With beer in hand a small toast for completing the crossing of a continent other than my own.

A late start on this last day of Phase 2 on the journey.  There was a light fog over the water first thing that quickly dissipated and I rode off towards Istanbul with the sun shining.  I had been warned about a few things regarding the crossing into Turkey.  The first was that as gas was cheaper in Bulgaria make sure to fill up before crossing over as there was a dearth of gas stations on the other side.  The other is that a great deal of patience was required with the Turkish border bureaucracy.  With a full tank of gas I approached the border.  First order of business was exiting Bulgaria, a simple process as passport and the documents for the bike were reviewed.  A wave through and I was at the first Turkish border station where I was asked for and showed the motorcycle documents.  Upon review the gate was opened and I headed off to the second Turkish inspection station.  I found the Passport Inspection officer who reviewed my passport and the entry visa I had previously secured online which he then professionally stamped and wave my on.  As I approached the third Turkish border gate I was thinking “Well that wasn’t too bad” shortly after which I was asked by the friendly guard at the third Turkish border gate “Where are your other stamps?”.   So back to the second Turkish boarder inspection station I went to get the official entry stamp for the motorcycle as apparently the first inspection of the motorcycle documents wasn’t the official inspection of the motorcycle documents.   This time after being handed back my completed documents instead of feeling all proud of myself for successfully navigating the vagaries of the Turkish border bureaucracy I asked the second Turkish border inspection station officer “Finished?”.  The second Turkish border inspection officer directed to the actual third Turkish border inspection station where the officer quickly scanned my passport and found a page to professionally place his stamp.  Upon agreeing that I was finished when asked “Finished?"I headed back to what was the third but now the fourth Turkish border inspection station where the guard there too agreed I was indeed finished and opened the gate through which I rode through into Turkey.

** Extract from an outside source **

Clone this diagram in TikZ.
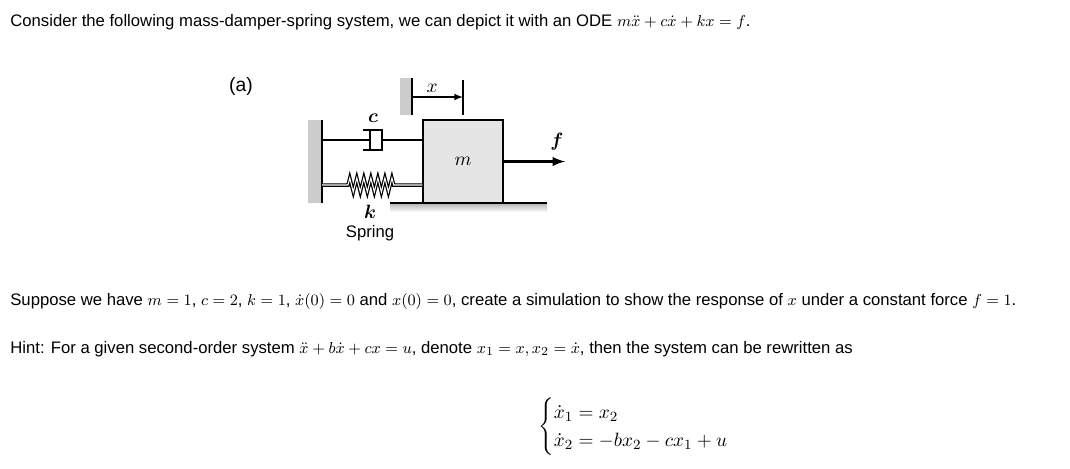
\documentclass[tikz,border=0pt]{standalone}
\usepackage{amsmath}
\usepackage{fontspec}
\setmainfont{Liberation Sans}
\usetikzlibrary{positioning,calc,decorations.pathmorphing}
\tikzset{
  txt/.style={anchor=west,inner sep=0pt,font=\fontsize{9.5}{11}\selectfont},
  lbl/.style={inner sep=0pt,font=\fontsize{11}{13}\selectfont},
  wall/.style={fill=gray!40,draw=none},
  mech/.style={line width=0.7pt}
}
\begin{document}
\begin{tikzpicture}[x=0.02cm,y=-0.02cm]
\useasboundingbox (0,0) rectangle (1070,468);
%text
\node[txt] (intro) at (10,22) {Consider the following mass-damper-spring system, we can depict it with an ODE $m\ddot{x}+c\dot{x}+kx=f$.};
\node[lbl] (lbla) at (241,86) {(a)};
%walls
\fill[wall] (308,120) rectangle (322,203);
\draw[mech] (322,120) -- (322,203);
\fill[wall] (400,78) rectangle (412,115);
\draw[mech] (412,78) -- (412,115);
%ground
\shade[top color=gray!60,bottom color=white] (390,203) rectangle (547,212);
\draw[mech] (390,203) -- (547,203);
%mass
\node[draw,mech,fill=gray!20,minimum width=80*0.02cm,minimum height=83*0.02cm,inner sep=0pt,lbl] (mass) at (463,161.5) {$m$};
%damper
\coordinate (dl) at (322,140);
\draw[mech] (dl) -- (370,140);
\draw[mech] (370,131) -- (370,149);
\draw[mech] (363,130) -- (382,130) -- (382,150) -- (363,150);
\draw[mech] (382,140) -- (mass.west |- 0,140);
\node[lbl] (clbl) at (373,118) {$\boldsymbol{c}$};
%spring
\coordinate (sl) at (322,185);
\draw[mech,double=white] (sl) -- (348,185)
  decorate[decoration={zigzag,segment length=4,amplitude=4}] {-- (397,185)}
  -- (mass.west |- 0,185);
\node[lbl] (klbl) at (370,212) {$\boldsymbol{k}$};
\node[txt,anchor=center] (spr) at (370,233) {Spring};
%displacement
\coordinate (xe) at (463,97);
\draw[mech] (463,80) -- (463,115);
\draw[mech,-latex] (412,97) -- (xe);
\node[lbl] (xlbl) at (432,88) {$x$};
%force
\coordinate (fe) at (565,161.5);
\draw[line width=1.4pt,-latex] (mass.east) -- (fe);
\node[lbl] (flbl) at (557,142) {$\boldsymbol{f}$};
%problem
\node[txt] (given) at (10,301) {Suppose we have $m=1$, $c=2$, $k=1$, $\dot{x}(0)=0$ and $x(0)=0$, create a simulation to show the response of $x$ under a constant force $f=1$.};
\node[txt] (hint) at (10,349) {Hint: For a given second-order system $\ddot{x}+b\dot{x}+cx=u$, denote $x_1=x, x_2=\dot{x}$, then the system can be rewritten as};
\node[txt,font=\fontsize{11}{13}\selectfont] (sys) at (538,427) {$\begin{cases}\dot{x}_1=x_2\\ \dot{x}_2=-bx_2-cx_1+u\end{cases}$};
\end{tikzpicture}
\end{document}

The ride through Turkey was sublime alternating between pastoral country side and heavily urban areas.  Saturday must be picnic day as the parks where filled with families and other small groups each gathered around their around grill.  The smells were glorious riding through all this cooking food with the exception of the odd fire of tires or some other noxious mix of combustible material made its presence strongly known.  Eventually I arrived on the outskirts of Istanbul which started a long way away from the hotel which was located close to the water in the old town part of the city.  The ride of the last 2-weeks quickly turned into something similar to an NBA basketball game where the last 10-minutes took an hour.  Where the traffic was all out high speed anarchy in Tirana Albania, the Istanbul experience was closer to a slow speed entropy where everything slowly and gradually came to a halt.  I got the the hotel and met up with the bits and pieces of the Globe Riders group, most of whom had already arrived over the preceding week.

Now the adventure really begins...

1 comment:

  1. Ian, just caught up with your adventure tonight. I missed the start of it by 30 days! We met in Pahrump NV at JL's school in February. Lovin' the pictures and the narration. Will continue to follow along. Take care and keep the greasy side down.